I considered going over there for a moment, but my knee was still being a jerk, and I didn’t want Sanny seeing me limp around.
“Some Bravetown superfan sliding into your DMs isn’t girlfriend material,” Adriana replied to whatever Lucas had just said.
“Isn’t there anyone in town you actually like? Maybe someone else who works in the park? Vivi? Heather? Morgan?” I asked, jumping back on the conversation.
“Nah.” Lucas shook his head. “I’ve known everyone here my entire life. You just kinda know when there’s no one in the mix for you. Maybe I should pull an Adriana. Maybe I’ll meet someone on the road.”
“Oh yeah? Learned to hold a note yet?” Adriana laughed and popped her hip out.
“No,” he huffed.
“Wait. I didn’t fall off the horse all week. You owe me answers.” I pointed my chicken nugget at Adriana. “What does he mean by pulling an Adriana ? ”
“Phone.” She held her hand out.
I pulled it from my pocket and unlocked it for her. Within a few swipes, she had Spotify open.
Adriana winked at me from an album cover that was fifty per cent her wild honey curls and fifty per cent her freckles and big smile.
Adriana Banks – Now/Here.
“I was nineteen when I was ‘discovered’ by some big-shot producer in Nashville,” she said, “so I packed my bags, recorded an album and went on tour to open for Brooks Monroe. I was living the dream for a few years.”
“Holy shit.” I didn’t even listen to country but even I had heard of Brooks Monroe. He was old school. Pretty sure my dad had played his Christmas album on repeat every December for the last ten years, though we hadn’t even celebrated Christmas before Sinan had brought Zuri home three years ago.
“Yeah,” she sighed, “but then you refuse to take a private meeting with some asshole in a suit one too many times, your record label drops you, and you remain a one-hit wonder.”
“I’m sorry. That sounds awful.” I dragged my eyes from her to Lucas, who was very busy arranging the nuggets on my plate into categories. “But then why are people so shitty around you? They act like you poisoned the well or something.”
Adriana bent over the bar and tapped a polished fingernail against the album cover.

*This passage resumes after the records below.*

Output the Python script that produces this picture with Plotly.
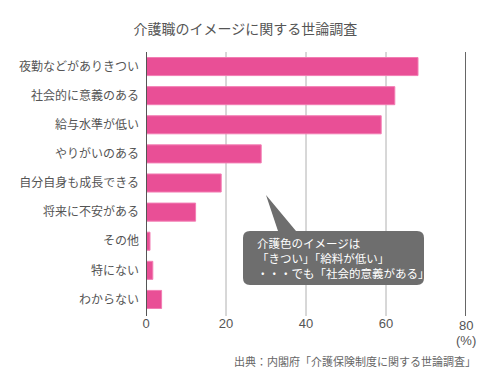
import plotly.graph_objects as go

categories = ["夜勤などがありきつい", "社会的に意義のある", "給与水準が低い", "やりがいのある",
              "自分自身も成長できる", "将来に不安がある", "その他", "特にない", "わからない"]
values = [68.0, 62.2, 58.8, 28.8, 18.8, 12.4, 1.0, 1.7, 3.9]
tick_vals = [0, 20, 40, 60, 80]
tick_text = ["0", "20", "40", "60", "80"]
callout_lines = ["介護色のイメージは", "「きつい」「給料が低い」", "・・・でも「社会的意義がある」"]

W, H = 501, 387
L, R, T, B = 146, 35, 52, 73
PW, PH = W - L - R, H - T - B
FONT = "Noto Sans CJK JP"

def px(x):
    return (x - L) / PW

def py(y):
    return (H - B - y) / PH

fig = go.Figure(go.Bar(
    y=categories, x=values, orientation="h",
    marker=dict(color="#E94F96", line=dict(color="#F27DB3", width=1)),
    width=0.62, hoverinfo="skip",
))

fig.update_layout(
    width=W, height=H, margin=dict(l=L, r=R, t=T, b=B, autoexpand=False),
    paper_bgcolor="white", plot_bgcolor="white", showlegend=False,
    font=dict(family=FONT, color="#555", size=12),
    title=dict(text="介護職のイメージに関する世論調査", x=0.49, xanchor="center",
               y=1 - 29 / H, yanchor="middle", font=dict(size=14, color="#555", family=FONT)),
    xaxis=dict(range=[0, 80], tickvals=tick_vals[:-1], ticktext=tick_text[:-1], showgrid=False,
               zeroline=False, showline=False, automargin=False,
               ticks="", tickfont=dict(size=13, color="#555", family="Liberation Sans"),
               fixedrange=True),
    yaxis=dict(categoryorder="array", categoryarray=categories, autorange="reversed",
               showgrid=False, zeroline=False, showline=False, ticks="", automargin=False,
               ticklabelstandoff=6, tickfont=dict(size=12, color="#555", family=FONT),
               fixedrange=True),
)

shapes = []
for v in tick_vals[1:-1]:
    shapes.append(dict(type="line", xref="x", yref="paper", x0=v, x1=v, y0=py(316), y1=1,
                       line=dict(color="#B0B0B0", width=1), layer="below"))
# zero axis line and 80 line
shapes.append(dict(type="line", xref="x", yref="paper", x0=0, x1=0, y0=py(316), y1=1,
                   line=dict(color="#555", width=2)))
shapes.append(dict(type="line", xref="x", yref="paper", x0=80, x1=80, y0=py(316), y1=1,
                   line=dict(color="#333", width=1.5)))

# callout box with pointer
x0, x1, y0, y1, r = 243, 424, 231, 285, 7
tip = (266, 195)
b1, b2 = 278, 296
pts = [
    f"M {px(x0 + r)},{py(y0)}",
    f"L {px(b1)},{py(y0)}",
    f"L {px(tip[0])},{py(tip[1])}",
    f"L {px(b2)},{py(y0)}",
    f"L {px(x1 - r)},{py(y0)}",
    f"Q {px(x1)},{py(y0)} {px(x1)},{py(y0 + r)}",
    f"L {px(x1)},{py(y1 - r)}",
    f"Q {px(x1)},{py(y1)} {px(x1 - r)},{py(y1)}",
    f"L {px(x0 + r)},{py(y1)}",
    f"Q {px(x0)},{py(y1)} {px(x0)},{py(y1 - r)}",
    f"L {px(x0)},{py(y0 + r)}",
    f"Q {px(x0)},{py(y0)} {px(x0 + r)},{py(y0)}",
    "Z",
]
shapes.append(dict(type="path", xref="paper", yref="paper", path=" ".join(pts),
                   fillcolor="#6E6E6E", line=dict(width=0)))
fig.update_layout(shapes=shapes)

annotations = []
for i, line in enumerate(callout_lines):
    annotations.append(dict(text=line, xref="paper", yref="paper", x=px(255), y=py(243 + 15 * i),
                            xanchor="left", yanchor="middle", align="left", showarrow=False,
                            font=dict(size=11.5, color="white", family=FONT)))
annotations += [
    dict(text="(%)", xref="paper", yref="paper", x=px(466), y=py(340), xanchor="center",
         yanchor="middle", showarrow=False, font=dict(size=13, color="#555", family="Liberation Sans")),
    dict(text="出典：内閣府「介護保険制度に関する世論調査」", xref="paper", yref="paper",
         x=px(478), y=py(361), xanchor="right", yanchor="middle", showarrow=False,
         font=dict(size=11, color="#666", family=FONT)),
    dict(text="80", xref="x", yref="paper", x=80, y=py(325), xanchor="center",
         yanchor="middle", showarrow=False, font=dict(size=13, color="#555", family="Liberation Sans")),
]
fig.update_layout(annotations=annotations)

fig.write_html("out.html", config={"displayModeBar": False},
               post_script="document.body.style.margin='0';document.body.style.overflow='hidden';")
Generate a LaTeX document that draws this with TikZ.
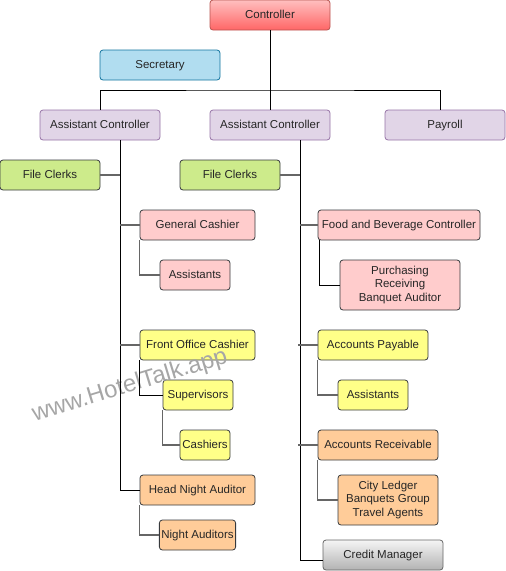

“Twelve songs about how I couldn’t wait to get out of Wild Fields, about how stifling small-town life is, how the boys have no ambitions beyond drinking beer and driving their daddy’s truck– sorry, Lucas– how I didn’t want to be stuck here and pop out two kids, bake pie and go on a family holiday once a year. ”
“Oh.”
“Yup.” She shrugged. “Anyway. To get back to the point, Lucas, I didn’t find a boyfriend out on the road either. So your options pretty much suck anywhere. Sorry.”
“Well, this just got way too depressing. I wanted to have a fun, flirty, fearless summer. So I’m not going to be girlfriend material for you.” I pointed at Lucas. “But I will be your fun friend. I will get drunk and watch bad Western movies with you when you need to.”
“I’ll bring the ice cream if there’s room in your bed for a third person.” Adriana grinned.
“I’m declaring my bed a frivolous fun zone from now on. All platonic fun will happen on the sofa.”
“Not to burst your bubble, but sofas are much more fun than beds if we’re being technical about it,” she said. “Like you might want to switch your sex and friend spaces around.”
“I’m not having sex on the sofa in a shared living space,” I hissed.
“Everyone else is,” Lucas threw in, “you just have to time it right.”
“What?” I gaped.
Both him and Adriana shrugged as if that wasn’t completely insane.
“Ew.” I didn’t even want to think about who might have done what in the living room, let alone discuss it further, so I just dunked a nugget in ketchup and stuffed the whole thing in my mouth.